Numerical Data represents numbers. It has two subsets Discrete & Continuous
Numerical Data is a subset of Types of Data or Levels of Measurement?
Types of Data
Types of Data - view
- Types of Data 2. Levels of Measurement
a. Categorical b. Numerical
i. Discrete ii. Continuous
What are the ‘3 Types of Data’?
- Categorical
- Numerical - Discrete
- Numerical - Continuous
What are the two subsets of Numerical Data?
- Discrete
- Continuous
What is Discrete Data?
Something that can be counted in a finite manner. (Absolutely sure the value will be an integer) (it is the opposite of continuous data)
Examples:
“How many children do you want?”
Scores on the SAT
Grades at university
Number of objects
Money as bank notes and coins
What is Continuous data?
Continuous Data is ‘infinite’ and impossible to count. (It can take on an infinite amount of value)
Examples:
Your weight
Height
Area
Distance
Time
A variable represents the weight of a person. What type of data does it represent?
numerical, continuous
A variable represents the gender of a person, What type of data does it represent?
Categorical
What are the 2 “Levels of Measurement”?
- Qualitative
- Quantitative - represented by numbers
What are the two types of Qualitative Data?
- Nominal
- Ordinal
What are examples of Nominal Data?
Categorical data like car brands or like the four seasons (winter, spring, summer, fall)
They are not numbers and cannot be ordered
Definition: (of a role or status) existing in name only.
What are examples of Ordinal Data
Groups and categories that follow a strict order. Data that can be ordered.
Examples:
Likert Scale
Definition: relating to a thing’s position in a series.
“ordinal position of birth”
What are the two groups of Quantitative Data?
- Interval
- Ratio
What is unique about Ratio?
They have a true 0, and intervals don’t
Most things we observe in the world are ratio’s
What are examples of Ratio’s?
Number of objects, distance, price and time
What is the most common Interval variable?
Temperature - it doesn’t have a true zero
Celsius and Fahrenheit are Intervals and have no true zero
Temperature in K is a ratio and has a true zero
A variable represents the gender of a person. What type of data and level of measurement does it represent?
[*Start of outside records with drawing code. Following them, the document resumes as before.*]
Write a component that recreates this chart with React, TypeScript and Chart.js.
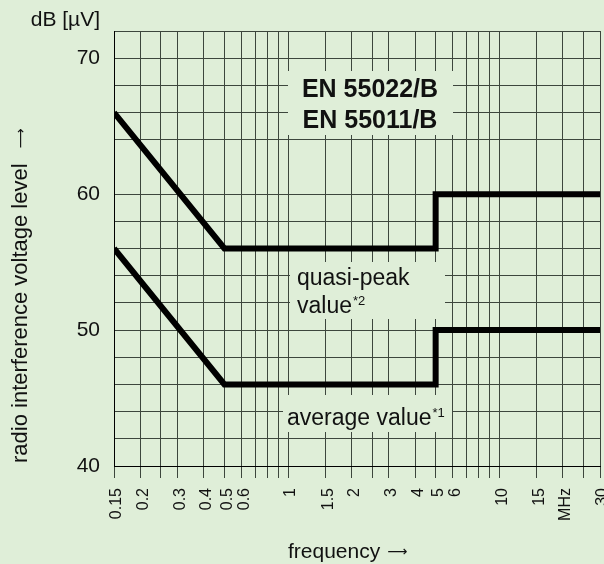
import React, { useEffect, useRef } from "react";
import { Chart, registerables } from "chart.js";

Chart.register(...registerables);

// ---- data ----
const frequencies = [0.15, 0.5, 5, 5, 30]; // MHz
const quasiPeak = [66, 56, 56, 60, 60]; // dB[µV]
const average = [56, 46, 46, 50, 50]; // dB[µV]

const xGridValues = [
  0.15, 0.2, 0.25, 0.3, 0.4, 0.5, 0.6, 0.7, 0.8, 0.9, 1, 1.5, 2, 2.5, 3, 4, 5,
  6, 7, 8, 9, 10, 15, 20, 25, 30,
];
const xLabelValues = [0.15, 0.2, 0.3, 0.4, 0.5, 0.6, 1, 1.5, 2, 3, 4, 5, 6, 10, 15, 20, 30];
const xLabelTexts = ["0.15", "0.2", "0.3", "0.4", "0.5", "0.6", "1", "1.5", "2", "3", "4", "5", "6", "10", "15", "MHz", "30"];

const yGridValues = [40, 42, 44, 46, 48, 50, 52, 54, 56, 58, 60, 64, 66, 68, 70, 72];
const yLabelValues = [40, 50, 60, 70];

const standardLines = ["EN 55022/B", "EN 55011/B"];
const quasiPeakLines = ["quasi-peak", "value"];
const quasiPeakNote = "*2";
const averageText = "average value";
const averageNote = "*1";
const yTitle = "radio interference voltage level";
const xTitle = "frequency";
const ARROW = "\u27f6";
const yUnit = "dB [\u00b5V]";

// ---- styles ----
const BG = "#dfeed8";
const GRID = "#3d463d";
const FONT = "'Liberation Sans', Arial, Helvetica, sans-serif";
const ARROW_FONT = "14px 'DejaVu Sans', sans-serif";

const labelsPlugin = {
  id: "emcLabels",
  beforeDraw(chart: any) {
    const { ctx, width, height } = chart;
    ctx.save();
    ctx.fillStyle = BG;
    ctx.fillRect(0, 0, width, height);
    ctx.restore();
  },
  beforeDatasetsDraw(chart: any) {
    const { ctx, chartArea: a } = chart;
    const L = a.left;
    const T = a.top;
    ctx.save();
    ctx.fillStyle = BG;
    // text backgrounds that hide the grid
    ctx.fillRect(L + 174, T + 40, 165, 64);
    ctx.fillRect(L + 176, T + 231, 155, 57);
    ctx.fillRect(L + 169, T + 364, 169, 37);

    ctx.fillStyle = "#111";
    ctx.textBaseline = "alphabetic";
    // standard names
    ctx.font = `bold 25px ${FONT}`;
    ctx.textAlign = "center";
    ctx.fillText(standardLines[0], L + 256, T + 66);
    ctx.fillText(standardLines[1], L + 256, T + 97);

    // quasi-peak
    ctx.textAlign = "left";
    ctx.font = `23px ${FONT}`;
    ctx.fillText(quasiPeakLines[0], L + 183, T + 254);
    ctx.fillText(quasiPeakLines[1], L + 183, T + 282);
    let w = ctx.measureText(quasiPeakLines[1]).width;
    ctx.font = `13px ${FONT}`;
    ctx.fillText(quasiPeakNote, L + 183 + w + 1, T + 274);

    // average
    ctx.font = `23px ${FONT}`;
    ctx.fillText(averageText, L + 173, T + 394);
    w = ctx.measureText(averageText).width;
    ctx.font = `13px ${FONT}`;
    ctx.fillText(averageNote, L + 173 + w + 1, T + 386);
    ctx.restore();
  },
  afterDraw(chart: any) {
    const { ctx, chartArea: a } = chart;
    ctx.save();
    ctx.fillStyle = "#111";
    ctx.textBaseline = "alphabetic";
    ctx.font = `21px ${FONT}`;
    // unit above y axis
    ctx.textAlign = "right";
    ctx.fillText(yUnit, a.left - 14, a.top - 5);

    // x title with arrow
    ctx.textAlign = "left";
    const xw = ctx.measureText(xTitle).width;
    const xStart = 288;
    const xBase = chart.height - 6;
    ctx.fillText(xTitle, xStart, xBase);
    ctx.font = ARROW_FONT;
    ctx.fillText(ARROW, xStart + xw + 7, xBase - 2);

    // y title with arrow (rotated)
    ctx.font = `22px ${FONT}`;
    ctx.translate(27, a.bottom - 3);
    ctx.rotate(-Math.PI / 2);
    ctx.fillText(yTitle, 0, 0);
    const yw = ctx.measureText(yTitle).width;
    ctx.font = ARROW_FONT;
    ctx.fillText(ARROW, yw + 15, -2);
    ctx.restore();
  },
};

export default function App() {
  const canvasRef = useRef<HTMLCanvasElement | null>(null);

  useEffect(() => {
    const canvas = canvasRef.current;
    if (!canvas) return;
    const toPoints = (ys: number[]) => frequencies.map((f, i) => ({ x: f, y: ys[i] }));
    const lineStyle = {
      showLine: true,
      borderColor: "#000",
      backgroundColor: "#000",
      borderWidth: 6,
      pointRadius: 0,
      tension: 0,
      borderJoinStyle: "miter" as const,
      borderCapStyle: "butt" as const,
    };
    const chart = new Chart(canvas, {
      type: "scatter",
      data: {
        datasets: [
          { label: "quasi-peak value", data: toPoints(quasiPeak), ...lineStyle },
          { label: "average value", data: toPoints(average), ...lineStyle },
        ],
      },
      options: {
        responsive: false,
        devicePixelRatio: 1,
        animation: false,
        events: [],
        layout: { padding: { left: 0, right: 4, top: 31, bottom: 0 } },
        plugins: {
          legend: { display: false },
          tooltip: { enabled: false },
          title: { display: false },
        },
        scales: {
          x: {
            type: "logarithmic",
            min: 0.15,
            max: 30,
            afterBuildTicks: (s: any) => {
              s.ticks = xGridValues.map((v) => ({ value: v }));
            },
            afterFit: (s: any) => {
              s.height = 98;
              s.paddingLeft = 0;
              s.paddingRight = 0;
            },
            ticks: {
              autoSkip: false,
              maxRotation: 90,
              minRotation: 90,
              padding: 10,
              labelOffset: 3,
              color: "#111",
              font: { family: FONT, size: 16 },
              callback: (v: any) => {
                const idx = xLabelValues.findIndex((l) => Math.abs(l - Number(v)) < 1e-9);
                return idx >= 0 ? xLabelTexts[idx] : "";
              },
            },
            grid: {
              color: GRID,
              lineWidth: 1,
              drawTicks: true,
              tickLength: 12,
              tickColor: GRID,
            },
            border: { display: true, color: "#000", width: 1 },
          },
          y: {
            type: "linear",
            min: 40,
            max: 72,
            afterBuildTicks: (s: any) => {
              s.ticks = yGridValues.map((v) => ({ value: v }));
            },
            afterFit: (s: any) => {
              s.width = 114;
            },
            ticks: {
              autoSkip: false,
              padding: 14,
              color: "#111",
              font: { family: FONT, size: 21 },
              callback: (v: any) => (yLabelValues.includes(Number(v)) ? String(v) : ""),
            },
            grid: {
              color: GRID,
              lineWidth: 1,
              drawTicks: false,
              tickLength: 0,
            },
            border: { display: true, color: "#000", width: 1 },
          },
        },
      },
      plugins: [labelsPlugin],
    });
    return () => chart.destroy();
  }, []);

  return (
    <div
      style={{
        position: "absolute",
        left: 0,
        top: 0,
        width: 604,
        height: 564,
        background: BG,
      }}
    >
      <canvas ref={canvasRef} width={604} height={564} style={{ display: "block" }} />
    </div>
  );
}
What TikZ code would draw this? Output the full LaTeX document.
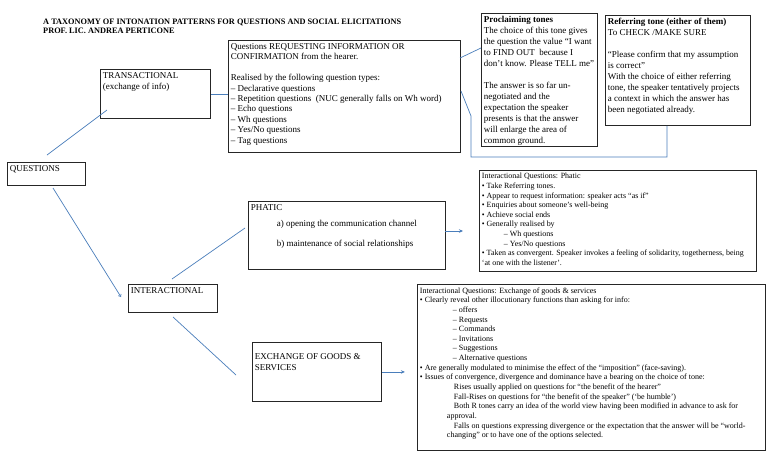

Categorical, Qualitative- Nominal
Gender is a nominal variable. The possible categories cannot be put in any order.
A variable represents the weight of a person. What type of data does it represent?
Continuous, Quantitative - Ratio
Weight is a ratio variable, which means it is a quantitative measure that has a true zero point, signifying the absence of the attribute being measured. In the case of weight, zero signifies a complete lack of weight.
What is the most intuitive way to interpret data?
Visualization
What are some useful ways to visualize categorical variables?
a. Frequency distribution tables
b. Bar Charts
c. Pie Charts
d. Pareto diagrams
What is a Frequency Distribution Table?
A table that has two columns. The type and the corresponding frequency.
frequency - the number of occurrences of each item
What is Relative Frequency?
Relative frequency is the percentage of the total frequency for each category
Example: The percentage of cars sold
All relative frequencies add up to 100%
Reveals the share of the total
ie. Market Share - a good representation is a pie chart
What is a Pareto Diagram?
A Pareto diagram is a special type of bar chart, where categories are shown in descending order of frequency
What does Frequency represent?
the number of occurrences of each item
What is Cumulative Frequence?
Cumulative Frequency is the sum of relative frequencies
It starts as the frequency of the first item and then adds the second item and so on until it finishes at 100%
How do you calculate Desired Intervals?
Largest number minus smallest number divided by number of desired intervals
largest number - smallest
/
number of desired intervals
Desire Interval Width?
5-20
If the frequency of a variable is 20 and its total frequency of all variables is 120, what is its relative frequency?
.17
What is the most common graph to represent Numerical Data?
The Histogram
Why do the bars in a histogram touch?
to show continuation between the intervals. Each interval ends where the next one starts.
True or False - Relative Frequency is made up of percentages?
True
Can histogram’s have unequal widths?
Yes
What are two visualization options to represent relationships between two variables?
- Cross tables
- Scatter Plots
What are cross tables? What do they best represent?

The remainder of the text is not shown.